Studio team, led by director Peggy Holmes, wows the appreciative festival crowd with a fun set of sneak peek sequences showcasing its ‘very first’ animated feature film, coming to Apple TV+ August 5.
In a warmly received Annecy 2022 work-in-process presentation led by director Peggy Holmes, along with key members of the animation team, Skydance Animation shared insights and a great selection of first-look footage from the studio’s highly anticipated first CG animated feature film, Luck.
Releasing Friday, August 5 on Apple TV+, Luck follows 18-year-old Sam Greenfield (Eva Noblezada), who, despite her large portfolio of rotten luck, is determined to help her friend Hazel (Adelynn Spoon) find the forever home Sam never did. So, when Sam finds, and then loses, a lucky penny that leads her to an enigmatic, talking black cat named Bob (Simon Pegg), Sam chases after the feline only to wander into the never-before-seen Land of Luck, a beautiful and extraordinary place where luck is made, inhabited by all manner of magical creatures.
Produced byApple Original Films, and showcasing an all-star voice cast that includes Whoopi Goldberg and Jane Fonda, Skydance’s Luck, according to Holmes, despite its title, is a story about love. But we digress.
When the famous choreographer and Emmy Award-winning filmmaker was asked to direct Skydance Animation’s first feature film, there were two things that won her over when scanning through what had already been brainstormed for the film.
“There were two things that were already a part of the project: one was this idea that Sam, our lead character, is someone that grew up in the foster care system,” she explains. “Another thing was that there was a leprechaun!” Holmes, also known for directing Secret of the Wings, The Pirate Fairy, and The Little Mermaid: Ariel’s Beginning, continues, “I am Irish. Part Irish. But the leprechaun… I just saw this idea immediately. The first week I was on it, I saw the idea of taking this notion of a leprechaun and expanding it big into a magical world.”

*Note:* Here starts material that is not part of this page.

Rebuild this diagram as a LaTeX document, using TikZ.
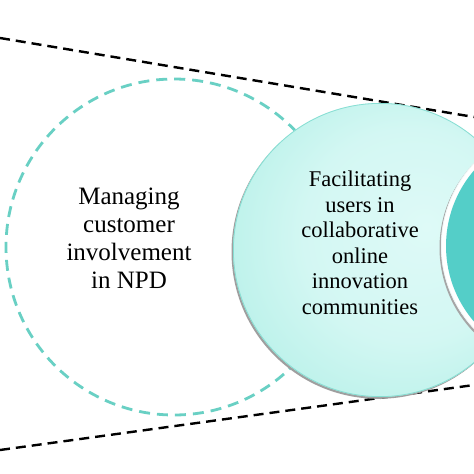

But it was the family aspect – or Sam’s lack thereof – that drew Holmes to the film more than the luck of the Irish. “I come from a very big family,” she notes. “Family is the most important thing in my life. So, I could already feel and see this potential of having this wonderful, emotional story of a girl, the unluckiest girl in the world, a girl with no family, ultimately finding her forever family. That is really the heart of the story.”
“How we looked at the real bad luck in the story was this idea that, ‘You know what? Bad luck isn't all bad, because when I look back, this moment of bad luck led me to the best good luck I ever had,’ Holmes shares. “And in Sam's case, it's love. It led her to love.”
With an original screenplay by Kiel Murray (Cars, Cars 3), and Jon Aibel and Glenn Berger (Kung Fu Panda 2, Trolls), producing by John Lasseter, David Ellison, Dana Goldberg, and David Eisenmann, and editing by William (Bill) J. Caparella (Treasure Planet, Kung Fu Panda), Holmes assembled her team with the intent to create a film that would both entertain and inspire.
And entertain and inspire it does. Holmes’ expertise in choreography meant much of Sam’s stumbling and bumbling about as she bounces from one unlucky moment to another had the palpable, entertaining energy of dance.
“[In making this film] you have the artists, the story artists, and the animators who have these amazing ideas,” she says. “So, when you start to sort of put those things together and then you work with Bill, our editor, you get it to where it really feels like a dance number.”
Much of Luck’s story is not only told through its animation and dialogue, but also through character action and physical comedy – a perfect fit with Holmes’ knowledge of dance.
“I grew up watching Variety Television,” she reveals. “I watched Lucille Ball, I watched Carol Burnett, I watched Donald O'Connor, I watched Buster Keaton, I watched Charlie Chaplin. I love those guys. At Skydance, we're all about research, so when we sat down and decided Sam’s alone in the world and the story is about her finding family, we held hands and said, ‘Okay. We're going to learn about her through silence, through her physical life, through her physical comedy.’”
She continues, “So we turned back to the greats, watched a lot of their movies, watched a lot of their pieces, and dissected and analyzed the stillness that they do is actually what makes things funny. So, it was really just all of us holding hands saying, ‘Let's go for this physical comedy in this very contemporary girl.’”
According to Luck producer and Skydance Media CEO Ellison, Skydance Animation – most known for its recent animated short film Blush – was formed five years ago with the goal to “deliver timeless movies for global audiences of all ages,” and the team believes they’ve accomplished that with Luck.
“Because this is Skydance Animation's first feature film that we're sharing with the world, we wanted to be really entertaining,” says Holmes. “We wanted it to celebrate animation and all the things that are very, very special to the process of animation in storytelling. And we wanted to let people know what Skydance is all about. For Kiel and I, the hardest and the most important task for us was honoring the authenticity of that story and being able to tell it in a way that is positive and inspiring.”